The necessity of saving our hard-worked camels and men any additional trials and risks, and also of effecting an early junction with the heavy baggage portion left behind at the Niya oasis, would not allow me to strike across the desert to Endere by any other route than that explored in 1901. So my description of these marches may be brief. The first two led across a dreary succession of high ridges of sand absolutely bare. The intervening belts of level ground, covered with scanty scrub, mostly dead and marking ancient river-beds, were equally desolate. All the way we were faced by a cutting north-east wind which kept us in a dust-laden and depressingly foggy atmosphere. So it was not surprising that, when on the evening of November 2nd we arrived by the dying course of the Yar-tungaz River, all trees in the narrow jungle belt lining it had already shed their leaves and stood in wintry bareness. The contrast with the autumnal splendour of the forest passed through only three days earlier was most striking.

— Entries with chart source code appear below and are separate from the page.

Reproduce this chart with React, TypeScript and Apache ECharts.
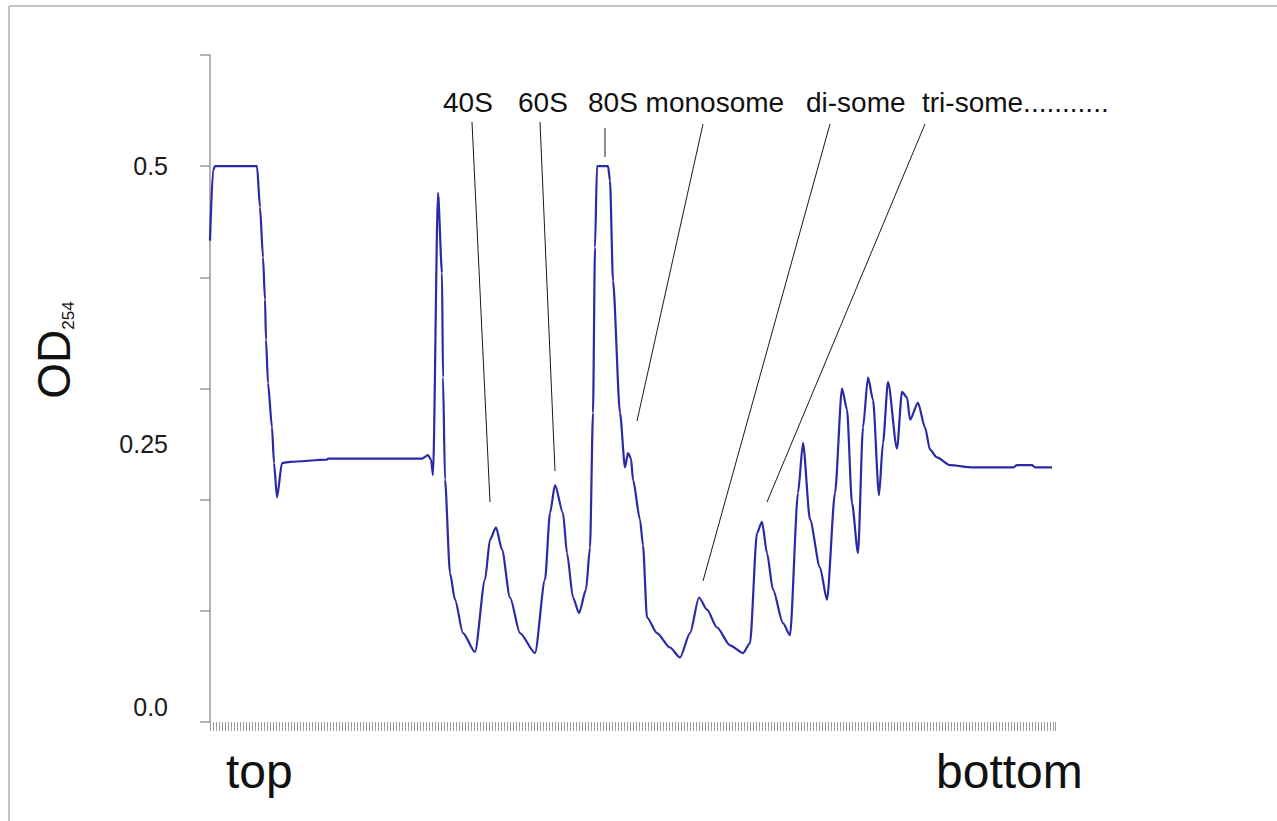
import React, { useEffect, useRef } from "react";
import * as echarts from "echarts";

// Position along the gradient (arbitrary units, top -> bottom)
const xPos = [0,3,5,47,50,53,55,56,58,62,64,67,72,80,117,118,212,218,221,223,228,232,233,235,240,245,253,265,275,280,286,292,300,310,325,335,340,345,353,357,363,369,376,380,383,385,387,398,400,403,410,415,418,421,423,430,433,437,447,460,470,480,489,497,507,520,533,540,547,552,557,563,573,580,588,593,600,610,617,625,632,637,642,648,653,658,663,669,673,678,687,692,697,700,708,715,720,727,740,763,803,807,822,825,842];
// OD254 readings
const od = [0.433,0.496,0.5,0.5,0.463,0.418,0.38,0.344,0.305,0.265,0.233,0.202,0.233,0.234,0.236,0.237,0.237,0.24,0.236,0.222,0.476,0.404,0.31,0.218,0.134,0.11,0.08,0.063,0.128,0.164,0.175,0.155,0.112,0.08,0.062,0.128,0.188,0.213,0.188,0.152,0.112,0.098,0.119,0.157,0.278,0.427,0.5,0.5,0.487,0.397,0.278,0.229,0.242,0.237,0.218,0.182,0.159,0.094,0.08,0.067,0.058,0.08,0.112,0.101,0.085,0.069,0.062,0.071,0.17,0.18,0.152,0.119,0.089,0.078,0.206,0.251,0.182,0.139,0.11,0.206,0.3,0.281,0.197,0.152,0.265,0.31,0.29,0.204,0.251,0.306,0.246,0.297,0.292,0.272,0.287,0.265,0.245,0.238,0.231,0.229,0.229,0.231,0.231,0.229,0.229];

const yLabelValues = [0, 0.25, 0.5];
const yLabelTexts = ["0.0", "0.25", "0.5"];
const peakLabels = ["40S", "60S", "80S monosome", "di-some", "tri-some..........."];
const endLabels = ["top", "bottom"];

const FONT = "'Liberation Sans', Arial, Helvetica, sans-serif";

export default function App() {
  const ref = useRef<HTMLDivElement>(null);
  useEffect(() => {
    if (!ref.current) return;
    const chart = echarts.init(ref.current, null, { renderer: "svg" });
    const data = xPos.map((x, i) => [x, od[i]]);
    const lineStyle = { stroke: "#1a1a1a", lineWidth: 1 };
    const labelStyle = (text: string) => ({ text, fontSize: 28, fontFamily: FONT, fill: "#111", verticalAlign: "middle" });
    chart.setOption({
      animation: false,
      backgroundColor: "#ffffff",
      grid: { left: 210, right: 222, top: 55, bottom: 99 },
      xAxis: {
        type: "value",
        min: 0,
        max: 845,
        interval: 3,
        axisLine: { show: false },
        axisTick: { show: true, length: 9, lineStyle: { color: "#9c9c9c", width: 1 } },
        axisLabel: { show: false },
        splitLine: { show: false },
      },
      yAxis: [
        {
          type: "value",
          min: 0,
          max: 0.6,
          interval: 0.1,
          axisLine: { show: true, lineStyle: { color: "#9a9a9a", width: 1.5 } },
          axisTick: { show: true, length: 10, lineStyle: { color: "#9a9a9a", width: 1.5 } },
          axisLabel: { show: false },
          splitLine: { show: false },
        },
        {
          type: "value",
          position: "left",
          min: 0,
          max: 0.6,
          interval: 0.25,
          axisLine: { show: false },
          axisTick: { show: false },
          splitLine: { show: false },
          axisLabel: {
            show: true,
            margin: 42,
            fontSize: 25,
            fontFamily: FONT,
            color: "#1a1a1a",
            formatter: (v: number) => {
              const i = yLabelValues.findIndex((t) => Math.abs(t - v) < 1e-9);
              if (i < 0) return "";
              return i === 0 ? "{z|" + yLabelTexts[i] + "}" : yLabelTexts[i];
            },
            rich: { z: { fontSize: 25, fontFamily: FONT, color: "#1a1a1a", padding: [0, 0, 30, 0] } },
          },
        },
      ],
      series: [
        {
          type: "line",
          data,
          yAxisIndex: 0,
          showSymbol: false,
          symbol: "none",
          smooth: 0.25,
          smoothMonotone: "x",
          lineStyle: { color: "#2a2aa6", width: 2.2 },
        },
      ],
      graphic: [
        { type: "line", shape: { x1: 9, y1: 6, x2: 1277, y2: 6 }, style: { stroke: "#c4c4c4", lineWidth: 2 } },
        { type: "line", shape: { x1: 9, y1: 6, x2: 9, y2: 821 }, style: { stroke: "#c4c4c4", lineWidth: 2 } },
        {
          type: "text",
          x: 54,
          y: 350,
          rotation: Math.PI / 2,
          style: {
            text: "{a|OD}{b|254}",
            align: "center",
            verticalAlign: "middle",
            rich: {
              a: { fontSize: 46, fontFamily: FONT, fill: "#111", lineHeight: 46, verticalAlign: "bottom" },
              b: { fontSize: 17, fontFamily: FONT, fill: "#111", lineHeight: 17, verticalAlign: "bottom" },
            },
          },
        },
        { type: "text", x: 226, y: 771, style: { text: endLabels[0], fontSize: 48, fontFamily: FONT, fill: "#111", verticalAlign: "middle" } },
        { type: "text", x: 936, y: 771, style: { text: endLabels[1], fontSize: 48, fontFamily: FONT, fill: "#111", verticalAlign: "middle" } },
        { type: "text", x: 443, y: 102, style: labelStyle(peakLabels[0]) },
        { type: "text", x: 518, y: 102, style: labelStyle(peakLabels[1]) },
        { type: "text", x: 588, y: 102, style: labelStyle(peakLabels[2]) },
        { type: "text", x: 806, y: 102, style: labelStyle(peakLabels[3]) },
        { type: "text", x: 922, y: 102, style: labelStyle(peakLabels[4]) },
        { type: "line", shape: { x1: 472, y1: 122, x2: 490, y2: 502 }, style: lineStyle },
        { type: "line", shape: { x1: 540, y1: 122, x2: 555, y2: 471 }, style: lineStyle },
        { type: "line", shape: { x1: 605, y1: 128, x2: 605, y2: 157 }, style: lineStyle },
        { type: "line", shape: { x1: 703, y1: 124, x2: 637, y2: 421 }, style: lineStyle },
        { type: "line", shape: { x1: 830, y1: 124, x2: 703, y2: 581 }, style: lineStyle },
        { type: "line", shape: { x1: 925, y1: 124, x2: 767, y2: 502 }, style: lineStyle },
      ],
    });
    return () => chart.dispose();
  }, []);
  return (
    <div
      ref={ref}
      style={{ position: "fixed", left: 0, top: 0, width: 1277, height: 821, background: "#fff" }}
    />
  );
}
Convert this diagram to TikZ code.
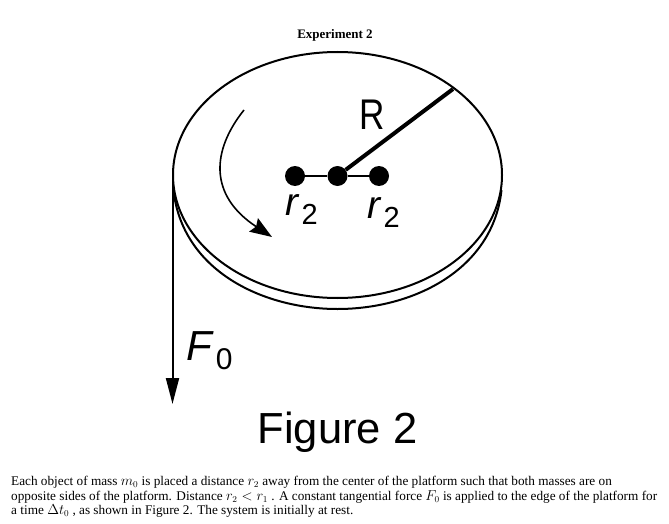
\documentclass[tikz,border=0pt]{standalone}
\usepackage{amsmath}
\usepackage{fontspec}
\setmainfont{Liberation Serif}
\setsansfont{Liberation Sans}
\usetikzlibrary{arrows.meta}
\tikzset{
	mass/.style={circle,fill=black,inner sep=0pt,minimum size=20pt},
	hand/.style={inner sep=0pt,font=\sffamily\fontsize{39}{39}\selectfont}
}
\newcommand{\symb}[3][29]{\textit{#2}\hspace{2pt}\raisebox{-9pt}{\fontsize{#1}{#1}\selectfont #3}}
\begin{document}
\begin{tikzpicture}[x=1pt,y=-1pt]
	\useasboundingbox (0,0) rectangle (669,524);
	% platform
	\draw[line width=2pt] (337.5,175) ellipse (164.5 and 123);
	\draw[line width=2pt] (173.5,190) .. controls (182,270) and (262,309) .. (337.5,309) .. controls (413,309) and (493,270) .. (501.5,190);
	% masses and radii
	\node[mass] (mid) at (337.5,176) {};
	\node[mass] (left) at (295,176) {};
	\node[mass] (right) at (379,176) {};
	\coordinate (rim) at (453,89);
	\draw[line width=1.6pt] (left) -- (mid);
	\draw[line width=2.2pt] (mid) -- (right);
	\draw[line width=4pt] (mid) -- (rim);
	\node[hand,xscale=.9,yscale=1.1] (labR) at (372,115) {R};
	\node[hand,anchor=west] (labrl) at (285,210) {\symb{r}{2}};
	\node[hand,anchor=west] (labrr) at (367,213) {\symb{r}{2}};
	% rotation
	\coordinate (turnA) at (244,110);
	\coordinate (turnB) at (272,237);
	\draw[line width=1.6pt,-{Stealth[length=22pt,width=16pt,inset=3pt]}] (turnA) .. controls (212,150) and (208,195) .. (turnB);
	% force
	\coordinate (forceA) at (172.5,170);
	\coordinate (forceB) at (172.5,404);
	\draw[line width=2pt,-{Stealth[length=26pt,width=13pt,inset=0pt]}] (forceA) -- (forceB);
	\node[hand,anchor=west,font=\sffamily\fontsize{42}{42}\selectfont] (labF) at (186,351) {\symb[30]{F}{0}};
	% text
	\node[inner sep=0pt,font=\bfseries\fontsize{13}{13}\selectfont] (title) at (335,35.5) {Experiment 2};
	\node[inner sep=0pt,font=\sffamily\fontsize{43.5}{43.5}\selectfont] (figlab) at (337.5,432) {Figure 2};
	\node[inner sep=0pt,anchor=north west,align=left,font=\fontsize{13.25}{14.5}\selectfont] (caption) at (11,476) {Each object of mass $m_0$ is placed a distance $r_2$ away from the center of the platform such that both masses are on\\
	opposite sides of the platform. Distance $r_2 < r_1$ . A constant tangential force $F_0$ is applied to the edge of the platform for\\
	a time $\Delta t_0$ , as shown in Figure 2. The system is initially at rest.};
\end{tikzpicture}
\end{document}
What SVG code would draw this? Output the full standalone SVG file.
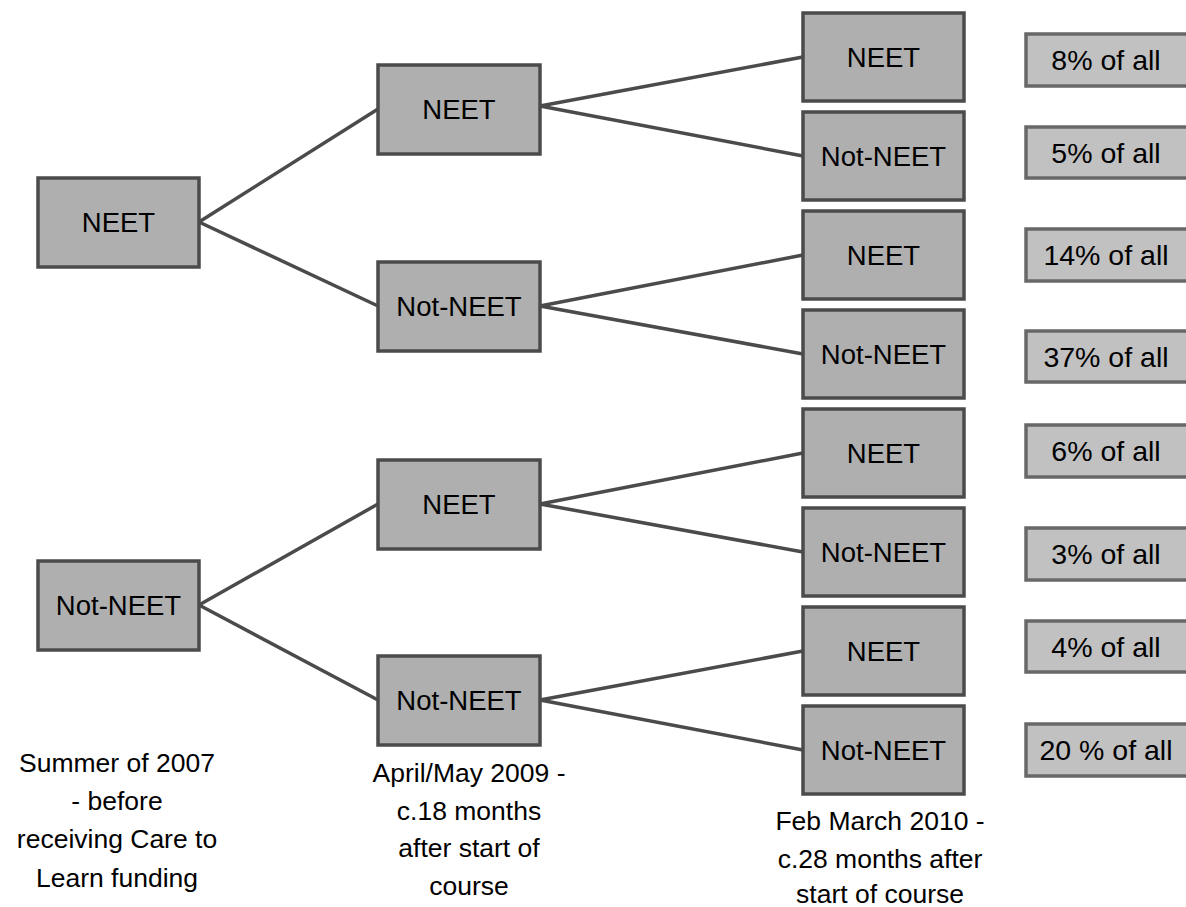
<svg xmlns="http://www.w3.org/2000/svg" width="1186" height="907" viewBox="0 0 1186 907">
<style>
.node rect{fill:#afafaf;stroke:#4b4b4b;stroke-width:3.5;}
.pct rect{fill:#c1c1c1;stroke:#686868;stroke-width:3.5;}
text{font-family:"Liberation Sans",Arial,sans-serif;fill:#000;text-anchor:middle;}
.node text{font-size:27.5px;}
.pct text{font-size:28.5px;}
.cap text{font-size:26.5px;}
#connectors line{stroke:#4b4b4b;stroke-width:3.5;stroke-linecap:round;}
</style>
<rect width="1186" height="907" fill="#fff"/>
<g id="connectors">
<line x1="199" y1="222" x2="378" y2="109"/>
<line x1="199" y1="222" x2="378" y2="306"/>
<line x1="199" y1="605" x2="378" y2="504"/>
<line x1="199" y1="605" x2="378" y2="700"/>
<line x1="540" y1="106" x2="803" y2="57"/>
<line x1="540" y1="106" x2="803" y2="156"/>
<line x1="540" y1="306" x2="803" y2="255"/>
<line x1="540" y1="306" x2="803" y2="354"/>
<line x1="540" y1="504" x2="803" y2="453"/>
<line x1="540" y1="504" x2="803" y2="552"/>
<line x1="540" y1="700" x2="803" y2="651"/>
<line x1="540" y1="700" x2="803" y2="750"/>
</g>
<g id="n1" class="node"><rect x="38" y="178" width="161" height="89"/><text x="118.5" y="232">NEET</text></g>
<g id="n2" class="node"><rect x="38" y="561" width="161" height="89"/><text x="118.5" y="615">Not-NEET</text></g>
<g id="n11" class="node"><rect x="378" y="65" width="162" height="89"/><text x="459" y="119">NEET</text></g>
<g id="n12" class="node"><rect x="378" y="262" width="162" height="89"/><text x="459" y="316">Not-NEET</text></g>
<g id="n21" class="node"><rect x="378" y="460" width="162" height="89"/><text x="459" y="514">NEET</text></g>
<g id="n22" class="node"><rect x="378" y="656" width="162" height="89"/><text x="459" y="710">Not-NEET</text></g>
<g id="n111" class="node"><rect x="803" y="13" width="161" height="88"/><text x="883.5" y="67">NEET</text></g>
<g id="n112" class="node"><rect x="803" y="112" width="161" height="88"/><text x="883.5" y="166">Not-NEET</text></g>
<g id="n121" class="node"><rect x="803" y="211" width="161" height="88"/><text x="883.5" y="265">NEET</text></g>
<g id="n122" class="node"><rect x="803" y="310" width="161" height="88"/><text x="883.5" y="364">Not-NEET</text></g>
<g id="n211" class="node"><rect x="803" y="409" width="161" height="88"/><text x="883.5" y="463">NEET</text></g>
<g id="n212" class="node"><rect x="803" y="508" width="161" height="88"/><text x="883.5" y="562">Not-NEET</text></g>
<g id="n221" class="node"><rect x="803" y="607" width="161" height="88"/><text x="883.5" y="661">NEET</text></g>
<g id="n222" class="node"><rect x="803" y="706" width="161" height="88"/><text x="883.5" y="760">Not-NEET</text></g>
<g id="p1" class="pct"><rect x="1026" y="34" width="162" height="52"/><text x="1106" y="70">8% of all</text></g>
<g id="p2" class="pct"><rect x="1026" y="127" width="162" height="51"/><text x="1106" y="162.5">5% of all</text></g>
<g id="p3" class="pct"><rect x="1026" y="229" width="162" height="52"/><text x="1106" y="265">14% of all</text></g>
<g id="p4" class="pct"><rect x="1026" y="331" width="162" height="51"/><text x="1106" y="366.5">37% of all</text></g>
<g id="p5" class="pct"><rect x="1026" y="425" width="162" height="52"/><text x="1106" y="461">6% of all</text></g>
<g id="p6" class="pct"><rect x="1026" y="528" width="162" height="52"/><text x="1106" y="564">3% of all</text></g>
<g id="p7" class="pct"><rect x="1026" y="621" width="162" height="51"/><text x="1106" y="656.5">4% of all</text></g>
<g id="p8" class="pct"><rect x="1026" y="724" width="162" height="52"/><text x="1106" y="760">20 % of all</text></g>
<g id="cap1" class="cap"><text x="117" y="772">Summer of 2007</text><text x="117" y="810">- before</text><text x="117" y="848">receiving Care to</text><text x="117" y="887">Learn funding</text></g>
<g id="cap2" class="cap"><text x="469" y="782">April/May 2009 -</text><text x="469" y="820">c.18 months</text><text x="469" y="857">after start of</text><text x="469" y="895">course</text></g>
<g id="cap3" class="cap"><text x="880" y="830">Feb March 2010 -</text><text x="880" y="868">c.28 months after</text><text x="880" y="903">start of course</text></g>
</svg>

Marching down the river where it gradually loses itself in a deltaic maze of dry water - courses and widening Toghrak jungle, we reached next day the small terminal oasis of Jigda-bulung. My old host Abdul Karim Akhun, the owner of the main farm, was still there to welcome me, bent by increased age, but yet hale enough to look after his property. He was complaining of bad harvests caused, as usual, by the vagaries of the river ; which, after threatening to shift westwards at the time of my former passage, had for the last few years returned once more to its old bed.